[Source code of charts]
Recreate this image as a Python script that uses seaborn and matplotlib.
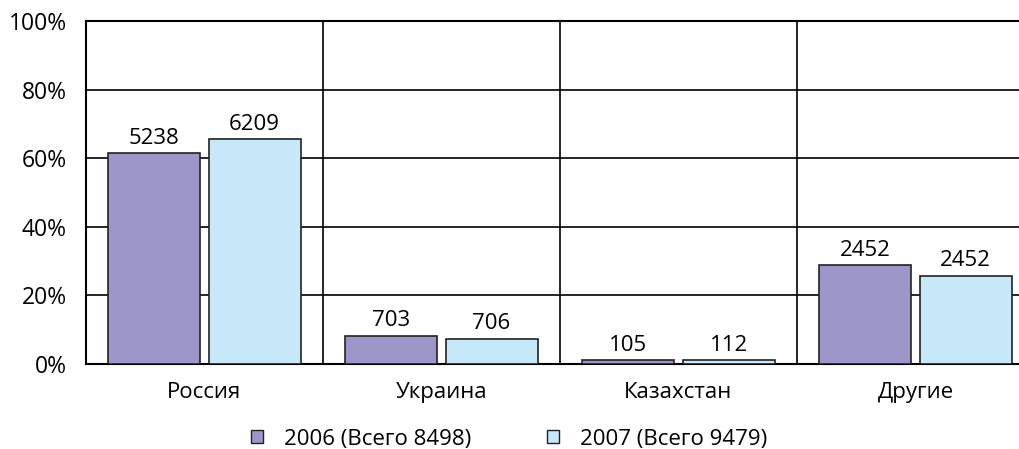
import pandas as pd
import matplotlib
matplotlib.use("Agg")
import matplotlib.pyplot as plt
import seaborn as sns
from matplotlib.patches import Patch

# data
countries = ["Россия", "Украина", "Казахстан", "Другие"]
counts_2006 = [5238, 703, 105, 2452]
counts_2007 = [6209, 706, 112, 2452]
pct_2006 = [61.6, 8.3, 1.2, 28.8]
pct_2007 = [65.5, 7.4, 1.2, 25.8]
series = ["2006 (Всего 8498)", "2007 (Всего 9479)"]
yticks = [0, 20, 40, 60, 80, 100]

colors = ["#9d96c8", "#c6e8f8"]

df = pd.DataFrame({
    "country": countries * 2,
    "pct": pct_2006 + pct_2007,
    "count": counts_2006 + counts_2007,
    "year": [series[0]] * 4 + [series[1]] * 4,
})

sns.set_style("white")
plt.rcParams["font.family"] = ["Open Sans", "DejaVu Sans"]
plt.rcParams["text.color"] = "black"
plt.rcParams["xtick.color"] = "black"
plt.rcParams["ytick.color"] = "black"

fs = 16

fig = plt.figure(figsize=(10.2, 4.49), dpi=100)
ax = fig.add_axes([86 / 1020, 85 / 449, 948 / 1020, 343 / 449])

sns.barplot(data=df, x="country", y="pct", hue="year", palette=colors,
            saturation=1, width=0.845, gap=0.08, edgecolor="#222222",
            linewidth=1.2, legend=False, ax=ax, zorder=3)

# value labels above bars
for cont, vals in zip(ax.containers, [counts_2006, counts_2007]):
    ax.bar_label(cont, labels=[str(v) for v in vals], padding=3, fontsize=fs)

ax.set_ylim(0, 100)
ax.set_xlim(-0.5, 3.5)
ax.set_yticks(yticks)
ax.set_yticklabels([f"{t}%" for t in yticks], fontsize=fs + 0.5)
ax.tick_params(axis="y", length=0, pad=14)
ax.tick_params(axis="x", length=0, pad=13, labelsize=fs)
ax.set_xlabel("")
ax.set_ylabel("")

for t in yticks[1:-1]:
    ax.axhline(t, color="black", lw=1.2, zorder=1)
for xv in [0.5, 1.5, 2.5]:
    ax.axvline(xv, color="black", lw=1.2, zorder=1)
for s in ax.spines.values():
    s.set_color("black")
    s.set_linewidth(1.5)

handles = [Patch(facecolor=c, edgecolor="#222222", linewidth=1) for c in colors]
fig.legend(handles, series, loc="center", bbox_to_anchor=(509 / 1020, 1 - 439 / 449),
           ncol=2, frameon=False, fontsize=fs, handlelength=0.55, handleheight=0.55,
           columnspacing=3.4, handletextpad=0.95, borderpad=0)

fig.savefig("out.png", dpi=100)
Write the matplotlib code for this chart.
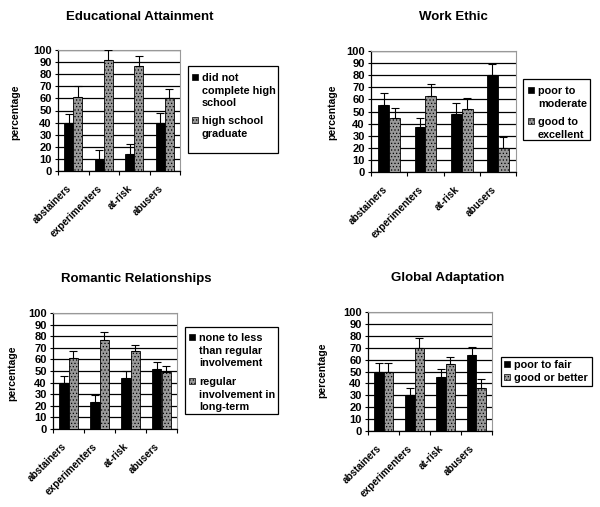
import matplotlib.pyplot as plt
from matplotlib.patches import Rectangle
import numpy as np

plt.rcParams['font.family'] = ['Liberation Sans', 'DejaVu Sans']
plt.rcParams['font.weight'] = 'bold'
plt.rcParams['hatch.linewidth'] = 0.5

groups = ["abstainers", "experimenters", "at-risk", "abusers"]

# Educational Attainment
edu_labels = ["did not\ncomplete high\nschool", "high school\ngraduate"]
edu_low = [40, 9, 14, 40]
edu_low_err = [7, 8, 8, 8]
edu_high = [61, 92, 87, 60]
edu_high_err = [9, 8, 8, 8]

# Work Ethic
work_labels = ["poor to\nmoderate", "good to\nexcellent"]
work_low = [55, 37, 48, 80]
work_low_err = [10, 8, 9, 9]
work_high = [45, 63, 52, 20]
work_high_err = [8, 10, 9, 9]

# Romantic Relationships
rom_labels = ["none to less\nthan regular\ninvolvement", "regular\ninvolvement in\nlong-term"]
rom_low = [40, 23, 44, 52]
rom_low_err = [6, 6, 6, 6]
rom_high = [61, 77, 67, 49]
rom_high_err = [6, 7, 5, 5]

# Global Adaptation
glob_labels = ["poor to fair", "good or better"]
glob_low = [50, 30, 45, 64]
glob_low_err = [7, 6, 7, 7]
glob_high = [50, 70, 56, 36]
glob_high_err = [7, 8, 6, 8]

W, H = 600, 507
fig = plt.figure(figsize=(W / 100, H / 100), dpi=100)

BLACK_STYLE = dict(facecolor='black', edgecolor='black')
GREY_STYLE = dict(facecolor='#999999', edgecolor='black', hatch='.....')


def fx(px):
    return px / W


def fy(py):
    return 1 - py / H


def draw_legend(box, labels, padx, pady, gap):
    # Excel style legend: square marker next to the first line of each entry
    l, t, r, b = box
    fig.patches.append(Rectangle((fx(l), fy(b)), fx(r) - fx(l), fy(t) - fy(b), transform=fig.transFigure,
                                 facecolor='white', edgecolor='black', linewidth=0.9))
    ytop = t + pady
    for lab, style in zip(labels, [BLACK_STYLE, GREY_STYLE]):
        fig.patches.append(Rectangle((fx(l + padx), fy(ytop + 7)), 6 / W, 6 / H, transform=fig.transFigure,
                                     linewidth=0.5, **style))
        fig.text(fx(l + padx + 10), fy(ytop), lab, ha='left', va='top', fontsize=7.8,
                 fontweight='bold', linespacing=1.32)
        ytop += 13 * (lab.count('\n') + 1) + gap


def panel(box, title, title_xy, ylab_xy, labels, low, low_err, high, high_err, leg_box, padx, pady, gap):
    l, t, r, b = box
    ax = fig.add_axes([fx(l), fy(b), (r - l) / W, (b - t) / H])
    x = np.arange(len(groups))
    w = 0.3
    zeros = [0] * len(groups)
    ekw = dict(ecolor='black', elinewidth=0.8, capsize=3, capthick=0.8, zorder=4)
    ax.bar(x - w / 2, low, w, linewidth=0.6, zorder=3, yerr=[zeros, low_err], error_kw=ekw, **BLACK_STYLE)
    ax.bar(x + w / 2, high, w, linewidth=0.6, zorder=3, yerr=[zeros, high_err], error_kw=ekw, **GREY_STYLE)
    ax.set_ylim(0, 100)
    ax.set_xlim(-0.5, len(groups) - 0.5)
    ax.set_yticks(range(0, 101, 10))
    ax.yaxis.grid(True, color='black', linewidth=0.9, zorder=0)
    ax.set_axisbelow(True)
    ax.tick_params(axis='y', labelsize=8, length=2.5, width=0.8, pad=2)
    ax.set_xticks(x)
    ax.set_xticklabels(groups, rotation=45, ha='right', va='top', fontsize=7.2)
    ax.tick_params(axis='x', length=0, pad=9)
    ax.set_xticks(np.arange(-0.5, len(groups), 1), minor=True)
    ax.tick_params(axis='x', which='minor', length=3, width=0.8, direction='out')
    for s in ['top', 'right']:
        ax.spines[s].set_color('#999999')
        ax.spines[s].set_linewidth(0.8)
    for s in ['left', 'bottom']:
        ax.spines[s].set_color('black')
        ax.spines[s].set_linewidth(0.9)
    fig.text(fx(title_xy[0]), fy(title_xy[1]), title, ha='center', va='center', fontsize=9.5, fontweight='bold')
    fig.text(fx(ylab_xy[0]), fy(ylab_xy[1]), 'percentage', ha='center', va='center', rotation=90,
             fontsize=7.5, fontweight='bold')
    draw_legend(leg_box, labels, padx, pady, gap)
    return ax


panel((58, 50, 180, 171), "Educational Attainment", (140, 17), (15, 112),
      edu_labels, edu_low, edu_low_err, edu_high, edu_high_err, (188, 66, 278, 153), 4, 7, 4)
panel((371, 51, 516, 172), "Work Ethic", (453, 17), (332, 112),
      work_labels, work_low, work_low_err, work_high, work_high_err, (523, 79, 590, 140), 5, 7, 5)
panel((53, 313, 177, 429), "Romantic Relationships", (136, 279), (12, 373),
      rom_labels, rom_low, rom_low_err, rom_high, rom_high_err, (185, 327, 278, 414), 4, 6, 5)
panel((368, 312, 492, 431), "Global Adaptation", (448, 278), (322, 370),
      glob_labels, glob_low, glob_low_err, glob_high, glob_high_err, (501, 357, 592, 386), 3, 3, 0)

fig.savefig('out.png', dpi=100, facecolor='white')
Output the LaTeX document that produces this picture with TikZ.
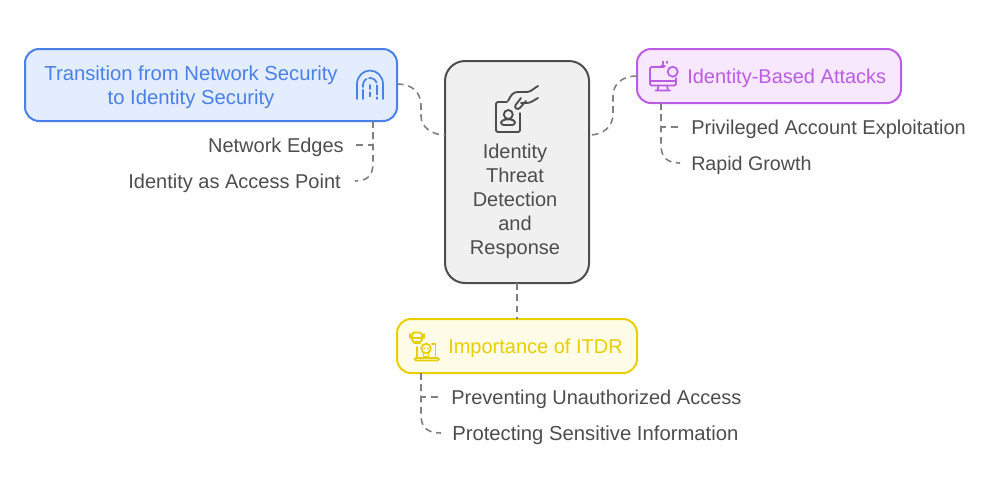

- PROBLEM DESCRIPTION
Give again, word for word, the part that opens with the line containing "Write the matplotlib code for this chart." and closes with the one containing "rom_high_err = [6, 7, 5, 5]". Include both of those lines and skip all pictures.

- EXERCISE RESULT
Write the matplotlib code for this chart.
import matplotlib.pyplot as plt
from matplotlib.patches import Rectangle
import numpy as np

plt.rcParams['font.family'] = ['Liberation Sans', 'DejaVu Sans']
plt.rcParams['font.weight'] = 'bold'
plt.rcParams['hatch.linewidth'] = 0.5

groups = ["abstainers", "experimenters", "at-risk", "abusers"]

# Educational Attainment
edu_labels = ["did not\ncomplete high\nschool", "high school\ngraduate"]
edu_low = [40, 9, 14, 40]
edu_low_err = [7, 8, 8, 8]
edu_high = [61, 92, 87, 60]
edu_high_err = [9, 8, 8, 8]

# Work Ethic
work_labels = ["poor to\nmoderate", "good to\nexcellent"]
work_low = [55, 37, 48, 80]
work_low_err = [10, 8, 9, 9]
work_high = [45, 63, 52, 20]
work_high_err = [8, 10, 9, 9]

# Romantic Relationships
rom_labels = ["none to less\nthan regular\ninvolvement", "regular\ninvolvement in\nlong-term"]
rom_low = [40, 23, 44, 52]
rom_low_err = [6, 6, 6, 6]
rom_high = [61, 77, 67, 49]
rom_high_err = [6, 7, 5, 5]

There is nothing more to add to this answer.